Dave Amer

Profile
- Position: Tight end

Personal information
- Born: September 22, 1957 (age 68)
- Listed height: 6 ft 4 in (1.93 m)
- Listed weight: 220 lb (100 kg)

Career information
- High school: Northern Secondary
- University: Simon Fraser
- CFL draft: 1982: 3rd round, 21st overall pick

Career history
- 1982: Calgary Stampeders

= Dave Amer =

Canadian football player (born 1957)

David Amer (born September 22, 1957) is a Canadian former professional football tight end who played for the Calgary Stampeders of the Canadian Football League. He was selected in the third round of the 1982 CFL draft by the Stampeders and went on to play five games professionally. Amer played college football for the Simon Fraser Clan.

== Early career ==

Amer played high school football at Northern Secondary School as a quarterback. As a senior in 1977, Amer led his team to the Toronto Secondary Schools Athletic Association (TSSAA) finals. He was selected to play in the 1978 Metropolitan Toronto all-star game, where he was voted the offensive player of the game.

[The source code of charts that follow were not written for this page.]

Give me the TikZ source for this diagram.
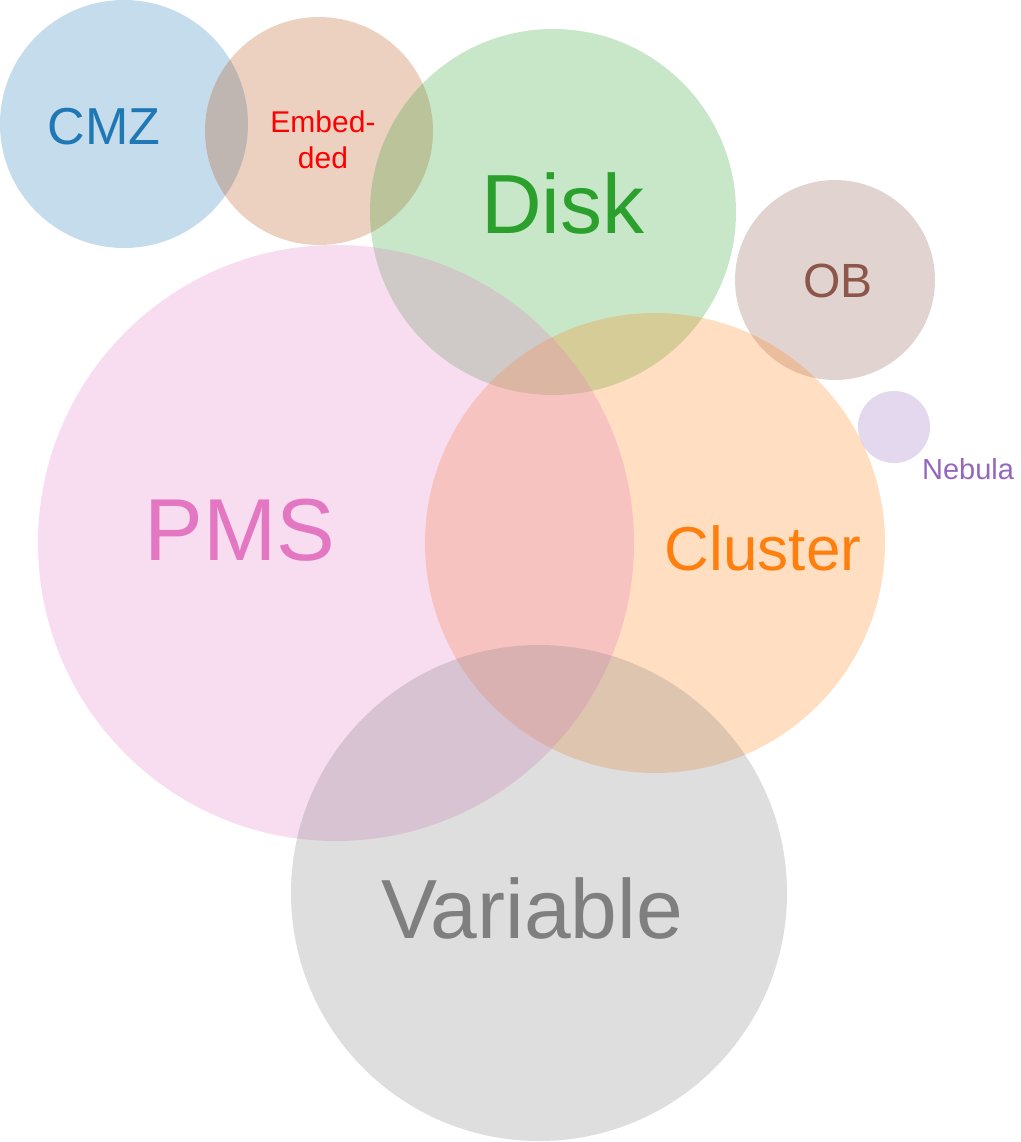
\documentclass[tikz,border=0pt]{standalone}
\usepackage{fontspec}
\setmainfont{Liberation Sans}
\definecolor{tblue}{HTML}{1F77B4}
\definecolor{temb}{RGB}{180,75,10}
\definecolor{tgreen}{HTML}{2CA02C}
\definecolor{tbrown}{HTML}{8C564B}
\definecolor{tpurple}{HTML}{9467BD}
\definecolor{torange}{HTML}{FF7F0E}
\definecolor{tpink}{HTML}{E377C2}
\definecolor{tgray}{HTML}{7F7F7F}
\begin{document}
\begin{tikzpicture}[x=1pt,y=-1pt,
  bub/.style={fill=#1,fill opacity=0.26,draw=none},
  lab/.style={inner sep=0pt,font=\fontsize{#1}{#1}\selectfont}]
\useasboundingbox (0,0) rectangle (1020,1142);
\fill[bub=tblue] (124,124) circle (124);
\fill[bub=temb] (319,131) circle (114);
\fill[bub=tgreen] (553,212) circle (183);
\fill[bub=tbrown] (835,280) circle (100);
\fill[bub=tpurple] (894,427) circle (36);
\fill[bub=torange] (655,543) circle (230);
\fill[bub=tpink] (336,543) circle (298);
\fill[bub=tgray] (539,893) circle (248);
\node[lab=52,text=tblue] (cmz) at (104,127) {CMZ};
\node[lab=30,text=red,align=center,font=\fontsize{30}{36}\selectfont] (emb) at (323,140) {Embed-\\ded};
\node[lab=84,text=tgreen] (disk) at (563,203) {Disk};
\node[lab=48,text=tbrown] (ob) at (838,281) {OB};
\node[lab=29,text=tpurple] (neb) at (968,469) {Nebula};
\node[lab=88,text=tpink] (pms) at (240,530) {PMS};
\node[lab=62,text=torange] (clu) at (763,548) {Cluster};
\node[lab=84,text=tgray] (var) at (532,908) {Variable};
\end{tikzpicture}
\end{document}
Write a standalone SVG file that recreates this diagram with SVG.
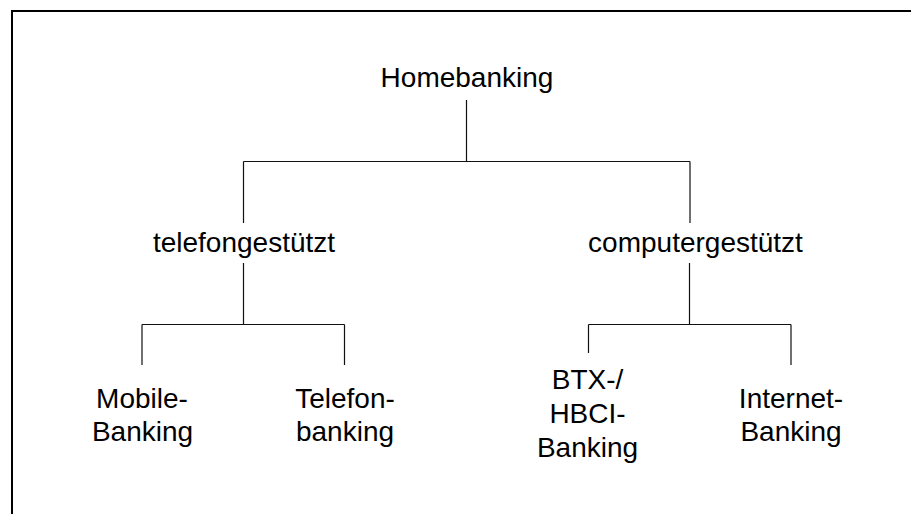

Amer also played rugby, winning the TSSAA championship game with the team in 1978. For his roles on both the Canadian football and rugby teams in the 1977–78 academic year, Amer was named Northern's male athlete of the year. He received an athletic scholarship to play college football at Simon Fraser University. Amer played a variety of positions with Simon Fraser, including quarterback, running back, and slotback.

== Professional career ==

Prior to the 1981 CFL draft, the Toronto Argonauts considered designating Amer as their territorial exemption pick. This didn't occur, and Amer was later drafted in the third round of the 1982 CFL draft by the Calgary Stampeders with the 21st overall pick. The Stampeders initially released Amer prior to the season opener, but he later returned and played in five regular season games in the 1982 season as a tight end. Amer caught two passes for 37 yards with the Stampeders.